▶ Problem to solve
Take every line where the string "matplotlib" appears and copy it.

------------------------------------------------------------------------

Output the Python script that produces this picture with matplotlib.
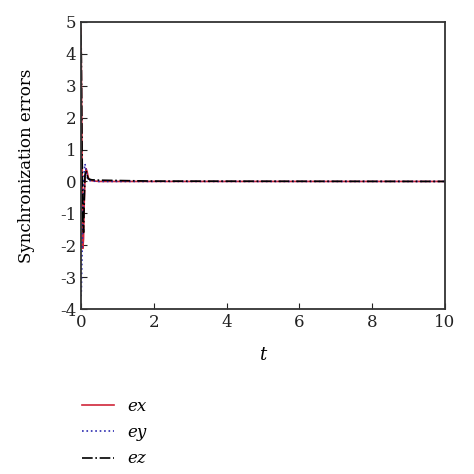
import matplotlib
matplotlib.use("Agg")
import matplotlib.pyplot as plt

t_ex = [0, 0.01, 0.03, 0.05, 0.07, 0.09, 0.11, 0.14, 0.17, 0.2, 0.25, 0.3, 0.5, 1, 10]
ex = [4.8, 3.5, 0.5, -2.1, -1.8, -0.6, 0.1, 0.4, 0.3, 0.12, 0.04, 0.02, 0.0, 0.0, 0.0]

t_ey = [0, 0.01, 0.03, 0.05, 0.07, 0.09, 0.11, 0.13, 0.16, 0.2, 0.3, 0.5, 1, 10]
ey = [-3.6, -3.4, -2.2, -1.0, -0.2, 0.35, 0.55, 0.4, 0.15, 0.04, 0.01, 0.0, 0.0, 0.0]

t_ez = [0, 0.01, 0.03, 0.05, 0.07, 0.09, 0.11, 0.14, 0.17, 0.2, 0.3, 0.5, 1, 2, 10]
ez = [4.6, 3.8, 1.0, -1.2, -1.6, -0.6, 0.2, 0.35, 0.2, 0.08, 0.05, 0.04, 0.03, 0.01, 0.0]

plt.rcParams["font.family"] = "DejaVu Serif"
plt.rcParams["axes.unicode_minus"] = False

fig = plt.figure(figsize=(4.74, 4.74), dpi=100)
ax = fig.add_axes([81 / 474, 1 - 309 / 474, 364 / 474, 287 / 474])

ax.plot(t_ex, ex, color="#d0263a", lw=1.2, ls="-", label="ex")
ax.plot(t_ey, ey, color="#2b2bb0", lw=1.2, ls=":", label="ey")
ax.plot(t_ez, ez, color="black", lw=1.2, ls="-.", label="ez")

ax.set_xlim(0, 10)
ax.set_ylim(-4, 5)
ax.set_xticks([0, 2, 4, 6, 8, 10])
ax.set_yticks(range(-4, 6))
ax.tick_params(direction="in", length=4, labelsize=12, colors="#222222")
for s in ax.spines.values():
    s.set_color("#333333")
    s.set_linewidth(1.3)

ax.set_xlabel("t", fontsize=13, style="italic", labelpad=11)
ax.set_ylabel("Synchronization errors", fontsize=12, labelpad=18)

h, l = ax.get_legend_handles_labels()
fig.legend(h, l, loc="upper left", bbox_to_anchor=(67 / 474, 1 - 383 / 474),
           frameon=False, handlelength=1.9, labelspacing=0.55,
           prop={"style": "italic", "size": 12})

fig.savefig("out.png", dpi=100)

------------------------------------------------------------------------

▶ Finished exercise
Output the Python script that produces this picture with matplotlib.
import matplotlib
matplotlib.use("Agg")
import matplotlib.pyplot as plt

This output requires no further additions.